Frequently Asked Practical Questions
1. How long does the widow pension continue? The widow pension continues for life, unless the widow remarries, in which case it shifts to the eligible child. If there are multiple widows, the pension is shared equally.
2. How many children can receive pension? Up to two children at a time can receive pension until they reach 25 years. The share starts after the widow pension is determined. If the widow pension ceases, the orphan pension becomes 75% of the original amount for each orphan.
3. Can dependent parents claim if a spouse exists? No, parents receive pension only if there is no eligible spouse, minor child, or orphan.
4. Are pensions taxable? EPS pension is taxable as income from salaries. Nominees should plan TDS or advance tax if the pension crosses taxable thresholds.
5. What if service records are incomplete? Employers can reconstruct service data via wage registers and deposit reports.
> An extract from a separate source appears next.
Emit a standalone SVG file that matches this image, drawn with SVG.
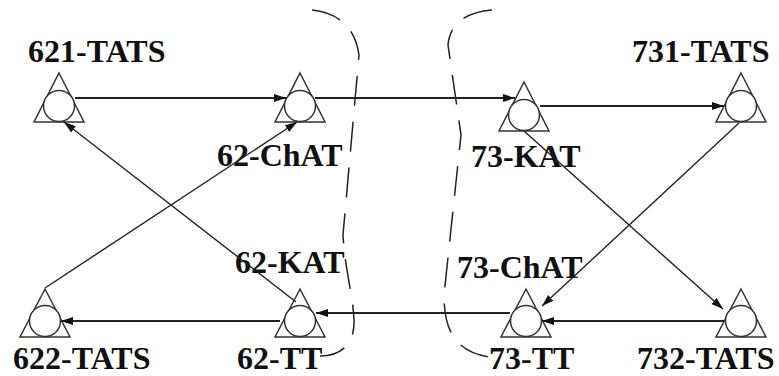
<svg xmlns="http://www.w3.org/2000/svg" width="779" height="376" viewBox="0 0 779 376">
<style>
.tri{fill:none;stroke:#333;stroke-width:1.5}
.cir{fill:#fff;stroke:#333;stroke-width:1.5}
.e{fill:none;stroke:#222;stroke-width:1.4}
.h{stroke-width:2}
.br{fill:none;stroke:#222;stroke-width:1.5;stroke-dasharray:30 16}
.t{font-family:'Liberation Serif','Times New Roman','DejaVu Serif',serif;font-weight:700;font-size:32px;fill:#111}
</style>
<defs>
<marker id="a" markerUnits="userSpaceOnUse" markerWidth="13" markerHeight="9" refX="12" refY="4" orient="auto">
<path d="M0,0 L12,4 L0,8 z" fill="#111"/>
</marker>
</defs>
<g id="brackets">
<path class="br" d="M312,10 C335,12 355,25 359,55 L343,235 C345,270 353,295 354,320 C355,345 340,356 320,356"/>
<path class="br" d="M492,10 C468,12 450,22 448,45 L461,135 L444,295 C444,330 455,352 490,357"/>
</g>
<g id="n621"><polygon class="tri" points="59,73 84,122 34,122"/><circle class="cir" cx="59" cy="106" r="15.5"/><text class="t" x="28" y="62">621-TATS</text></g>
<g id="n62chat"><polygon class="tri" points="300,73 325,122 275,122"/><circle class="cir" cx="300" cy="106" r="15.5"/><text class="t" x="217" y="166">62-ChAT</text></g>
<g id="n73kat"><polygon class="tri" points="524,82 549,131 499,131"/><circle class="cir" cx="524" cy="115" r="15.5"/><text class="t" x="471" y="167">73-KAT</text></g>
<g id="n731"><polygon class="tri" points="741,73 766,122 716,122"/><circle class="cir" cx="741" cy="106" r="15.5"/><text class="t" x="632" y="62">731-TATS</text></g>
<g id="n622"><polygon class="tri" points="45,289 70,337 20,337"/><circle class="cir" cx="45" cy="321" r="15.5"/><text class="t" x="13" y="369">622-TATS</text></g>
<g id="n62tt"><polygon class="tri" points="300,289 325,337 275,337"/><circle class="cir" cx="300" cy="321" r="15.5"/><text class="t" x="235" y="273">62-KAT</text><text class="t" x="237" y="369">62-TT</text></g>
<g id="n73tt"><polygon class="tri" points="526,289 551,337 501,337"/><circle class="cir" cx="526" cy="321" r="15.5"/><text class="t" x="457" y="278">73-ChAT</text><text class="t" x="489" y="369">73-TT</text></g>
<g id="n732"><polygon class="tri" points="741,289 766,337 716,337"/><circle class="cir" cx="741" cy="321" r="15.5"/><text class="t" x="637" y="369">732-TATS</text></g>
<g id="connectors">
<line class="e h" x1="75" y1="98" x2="286" y2="98" marker-end="url(#a)"/>
<line class="e h" x1="315" y1="98" x2="515" y2="98" marker-end="url(#a)"/>
<line class="e h" x1="540" y1="106" x2="724" y2="106" marker-end="url(#a)"/>
<line class="e" x1="739" y1="123" x2="542" y2="306" marker-end="url(#a)"/>
<line class="e" x1="524" y1="131" x2="723" y2="309" marker-end="url(#a)"/>
<line class="e h" x1="724" y1="321" x2="542" y2="321" marker-end="url(#a)"/>
<line class="e h" x1="510" y1="313" x2="316" y2="313" marker-end="url(#a)"/>
<line class="e h" x1="280" y1="321" x2="61" y2="321" marker-end="url(#a)"/>
<line class="e" x1="45" y1="288" x2="297" y2="122" marker-end="url(#a)"/>
<line class="e" x1="296" y1="302" x2="64" y2="122" marker-end="url(#a)"/>
</g>
</svg>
EPFO may also accept indemnity bonds if some records are lost, especially for older cases.
Case Study: Manufacturing Worker
Ravi, a factory technician aged 45, earned ₹14,500 per month and contributed to EPS for 19 years before his untimely death. His spouse and two minor children are nominees. The employer verified that Ravi had an additional service credit entitlement of four years. Using the calculator:
- Pensionable salary: ₹14,500.
- Pensionable service with credit: 23 years.
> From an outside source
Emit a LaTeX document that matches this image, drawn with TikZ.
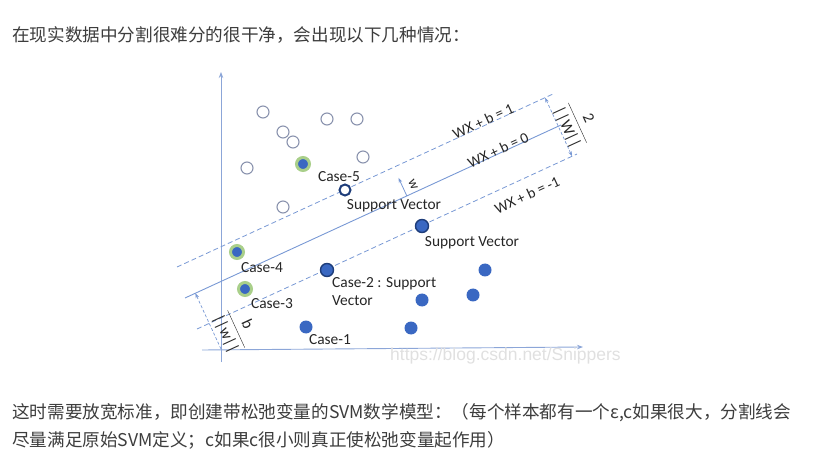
\documentclass[tikz,border=0pt]{standalone}
\usepackage{fontspec}
\setmainfont{Carlito}
\newfontfamily\cjk{Noto Sans CJK SC}
\newfontfamily\wmfont{Liberation Sans}
\usetikzlibrary{arrows.meta,calc}

\definecolor{axisblue}{HTML}{8CA6D8}
\definecolor{lineblue}{HTML}{7898D4}
\definecolor{dotblue}{HTML}{3A68C2}
\definecolor{darkblue}{HTML}{1E3D7A}
\definecolor{halogreen}{HTML}{A9CF8A}
\definecolor{ringgray}{HTML}{8A93AE}
\definecolor{txtgray}{HTML}{262626}
\definecolor{cjkgray}{HTML}{3D3D3D}

\tikzset{
  opendot/.style={circle, draw=ringgray, fill=white, line width=1.1pt, minimum size=12pt, inner sep=0pt},
  bluedot/.style={circle, fill=dotblue, minimum size=13pt, inner sep=0pt},
  svdot/.style={bluedot, draw=darkblue, line width=1.4pt},
  halodot/.style={circle, fill=dotblue, draw=halogreen, line width=3pt, minimum size=13pt, inner sep=0pt},
  casefive/.style={circle, draw=darkblue, fill=white, line width=2pt, minimum size=11pt, inner sep=0pt},
  lbl/.style={text=txtgray, font=\fontsize{15.4}{18}\selectfont, inner sep=0pt},
  eqlbl/.style={lbl, rotate=24.7, font=\fontsize{15}{18}\selectfont},
  fraclbl/.style={lbl, rotate=-65.3, font=\fontsize{16}{18}\selectfont},
  marginline/.style={lineblue, line width=0.8pt, dash pattern=on 5pt off 3pt},
  axisline/.style={axisblue, line width=0.9pt, -{Stealth[length=6pt,width=4.5pt]}},
  dimline/.style={lineblue, line width=0.7pt, dash pattern=on 3pt off 2pt},
  tip/.style={-{Stealth[length=5pt,width=3.5pt]}},
  cjktext/.style={text=cjkgray, font=\cjk\fontsize{17.6}{20}\selectfont, inner sep=0pt, anchor=west}
}

\begin{document}
\begin{tikzpicture}[x=1pt,y=-1pt]
  \useasboundingbox (0,0) rectangle (827,462);

  \node[cjktext] (intro) at (12,35) {在现实数据中分割很难分的很干净，会出现以下几种情况：};

  % axes
  \coordinate (O) at (221,349);
  \coordinate (ybot) at (221,362);
  \coordinate (ytop) at (221,72);
  \coordinate (xleft) at (202,350);
  \coordinate (xright) at (583,347);
  \draw[axisline] (ybot) -- (ytop);
  \draw[axisline] (xleft) -- (xright);

  % hyperplane and margins
  \coordinate (u1) at (177,267);
  \coordinate (u2) at (553,94);
  \coordinate (s1) at (185,298);
  \coordinate (s2) at (561,125);
  \coordinate (l1) at (197,329);
  \coordinate (l2) at (577,154);
  \draw[marginline] (u1) -- (u2);
  \draw[lineblue, line width=0.9pt] (s1) -- (s2);
  \draw[marginline] (l1) -- (l2);

  \node[eqlbl] (eqone) at (483,121) {WX + b = 1};
  \node[eqlbl] (eqzero) at (498,150) {WX + b = 0};
  \node[eqlbl] (eqminus) at (527,195) {WX + b = -1};

  % margin width
  \coordinate (rtop) at ($(u1)!0.979!(u2)$);
  \coordinate (rbot) at ($(l1)!(rtop)!(l2)$);
  \draw[dimline, {Stealth[length=5pt,width=3.5pt]}-{Stealth[length=5pt,width=3.5pt]}] (rtop) -- (rbot);
  \node[fraclbl] (margfrac) at (577,123) {$\displaystyle\frac{\mbox{2}}{\mbox{||W||}}$};

  % offset b
  \coordinate (foot) at ($(s1)!(O)!(s2)$);
  \draw[dimline, tip] (O) -- (foot);
  \node[fraclbl] (offfrac) at (236,329) {$\displaystyle\frac{\mbox{b}}{\mbox{||w||}}$};

  % normal vector
  \coordinate (wbase) at ($(s1)!0.59!(s2)$);
  \coordinate (wtip) at ($(wbase)!20pt!90:(s2)$);
  \draw[lineblue, line width=0.8pt, tip] (wbase) -- (wtip);
  \node[lbl, rotate=-65.3, font=\fontsize{14}{16}\selectfont] (wlbl) at (413,185) {w};

  % open points
  \node[opendot] (o1) at (263,112) {};
  \node[opendot] (o2) at (283,132) {};
  \node[opendot] (o3) at (293,142) {};
  \node[opendot] (o4) at (327,119) {};
  \node[opendot] (o5) at (357,119) {};
  \node[opendot] (o6) at (363,157) {};
  \node[opendot] (o7) at (247,168) {};
  \node[opendot] (o8) at (283,207) {};

  % filled points
  \node[halodot] (h5) at (303,164) {};
  \node[halodot] (h4) at (237,252) {};
  \node[halodot] (h3) at (245,289) {};
  \node[casefive] (c5) at (345,190) {};
  \node[svdot] (sv) at (422,226) {};
  \node[svdot] (c2) at (327,270) {};
  \node[bluedot] (c1) at (306,327) {};
  \node[bluedot] (p1) at (485,270) {};
  \node[bluedot] (p2) at (422,300) {};
  \node[bluedot] (p3) at (473,295) {};
  \node[bluedot] (p4) at (411,328) {};

  % labels
  \node[lbl] (c5lbl) at (339,177) {Case-5};
  \node[lbl] (sv5lbl) at (394,206) {Support Vector};
  \node[lbl] (svlbl) at (472,243) {Support Vector};
  \node[lbl, anchor=north west, align=left] (c2lbl) at (332,277) {Case-2 : Support\\Vector};
  \node[lbl] (c4lbl) at (262,268) {Case-4};
  \node[lbl] (c3lbl) at (272,304) {Case-3};
  \node[lbl] (c1lbl) at (330,340) {Case-1};

  \node[text=black!12, font=\wmfont\fontsize{17.5}{20}\selectfont, anchor=west, inner sep=0pt] (wm) at (390,356) {https://blog.csdn.net/Snippers};

  \node[cjktext] (note1) at (12,413) {这时需要放宽标准，即创建带松弛变量的SVM数学模型：（每个样本都有一个ε,c如果很大，分割线会};
  \node[cjktext] (note2) at (12,440) {尽量满足原始SVM定义；c如果c很小则真正使松弛变量起作用）};
\end{tikzpicture}
\end{document}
- Base pension: 14,500 × 0.015 × 23 = ₹5,002.5.
- Spouse pension (100%): ₹5,002.5 per month.
- Each child gets 25% of the widow pension: ₹1,250.6.
The household effectively receives ₹7,503.7 per month until the children turn 25. The provident fund balance of ₹6.5 lakh and an EDLI payout of ₹7 lakh provide the lump sum for immediate needs. By projecting a 4% escalation, the widow can plan for the pension reaching ₹6,082 per month in five years. This example demonstrates how the calculator supports actionable planning.
Why Continuous Review Matters
Pension rules evolve. For instance, the Supreme Court’s 2022 judgment on higher pensions prompted EPFO to issue fresh circulars. Families should periodically check the EPFO website for updates. HR managers should maintain contact with regional offices to understand processing cues. The calculator can be updated with revised multipliers or wage ceilings to stay relevant.
Furthermore, data privacy and cyber risks necessitate careful handling of nominee personal information. Employers should use secure channels to exchange documents, especially when uploading to unified portals.
Conclusion
An informed approach to EPF pension calculation in case of death brings clarity during one of life’s most stressful periods. By understanding the formulas, nominee hierarchies, documentation requirements, and planning strategies, families can maximize the benefits intended by the Employees’ Pension Scheme. The calculator on this page offers a premium, interactive way to evaluate monthly pensions, annual payouts, and future projections. Combine the insights with official guidance from EPFO and the Ministry of Labour to ensure compliance and financial resilience for the bereaved family.